The effect of Anglo-Norman

  • Had dramatic influence on language, even though commoners remained speaking Old English
  • They had little contact with the higher class French Invaders speaking Anglo-Norman

Middle English spelling

  • When Normans arrived English was in peculiar state, sound system had undergone dramatic changes but the spelling had barely changed
  • French scribes updated the spelling of many English sounds.
  • English gained around 10,000 new words, three quarters still in modern common usage
  • Because of the upper classes speaking French, most of the vocabulary referred to aspects of high society and stays with us as formal polysyllabic language

Words of Anglo-Saxon origin

  • Builder, shoemaker, clothes, sheep, cow, pig, underwear, meet, worker, drunk, house, talk
  • Mainly common words describing lesser tasks

Words of Anglo-Norman origin

  • Mason, tailor, fashion, mutton, beef, bacon, pork, lingerie, encounter, employee, intoxicated, residence, converse, felony, sentence, judge, jury, court, condemn, gaol
  • Mainly words from law & order, Religion, Food & fashion

New grammatical constructions

  • New words were now available with the merging of Old English and Old French
  • Unreasonable – Old English prefix ‘un’ and Old French ‘rasionable’

Middle English Grammar

  • The Norman conquest encouraged the removal of inflected ending
  • In English the 1st syllable carries the most stress, e.g.
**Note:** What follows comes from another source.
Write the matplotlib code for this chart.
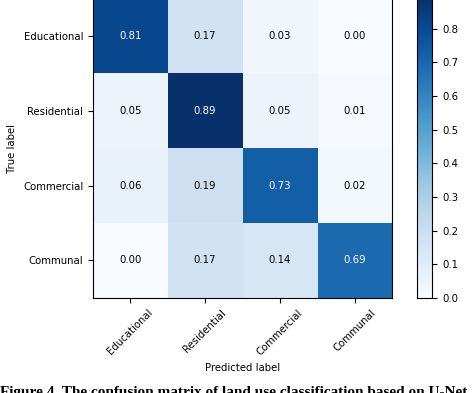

Table, breakfast, cabbage
  • Unstressed endings become less important and vowels degrade into indeterminate sound
  • E.g. the last vowel of ‘letter’ and ‘mutton’
  • Because of this all inflectional endings in Old English lost emphasis and definition, then eventually faded from the language

English as standard

  • In the 13th and 14th centuries English began to re-emerge as an accepted standard language
  • In 1204 the Anglo-Norman ruler, King John, lost Normandy to France, this detaching the Norman-English ruling classes further from their homeland
  • They began to be seen and consider themselves as more English than French
  • This was only intensified by the inter-marriages between Normans and English
  • After the country was swept by the Black Death in 1348-50 over 30% of the population was killed
  • The remaining working class now became of greater importance and therefore their language also
  • Anglo-Norman now became less used and English regained status
  • By the 14th Century Oxford University had decreed that all students must speak English as well as French
  • In October 1362 Parliament was opened in English for the 1st time and all court proceedings must now be ruled in English
  • By the end of the 14th century important literature was now published in English, e.g  The Canterbury tales by Geoffrey Chaucer in 1370

Standard English

  • By the end of the 15th Century English was once again the 1st language of England
  • However, upon re-emerging as standard the language took on 4 very different dialects
  • Northern, East midland, West Midland and Southern (a small sub-dialect of Kentish also)
  • There is no way of telling how different the dialects sounded from one another, however, it is recorded that they were far removed in written
  • The London and East midland dialect became the norm and the other dialects all but died out

Why did the East Midland dialect prevail?

  • Geography – it was spoken in the region between the North South divide and had elements from both dialects, therefore was seen as a compromise between them
  • Economic influence – the region had the largest and most affluent population, and was the biggest and agriculturally richest of the 4 regions
  • Academic influence – by the 14th century Oxford and Cambridge universities were gaining intellectual influence as monasteries lost influence over literacy and education
  • The Capital – London was commercial, political, legal and social capital of the country and was influential throughout the regions. By the 15th century the language spoken in London had moved from Southern to East Midland dialect, perhaps because of the greater trading between London and the affluent East Midlands. As London’s influence spread so did its language.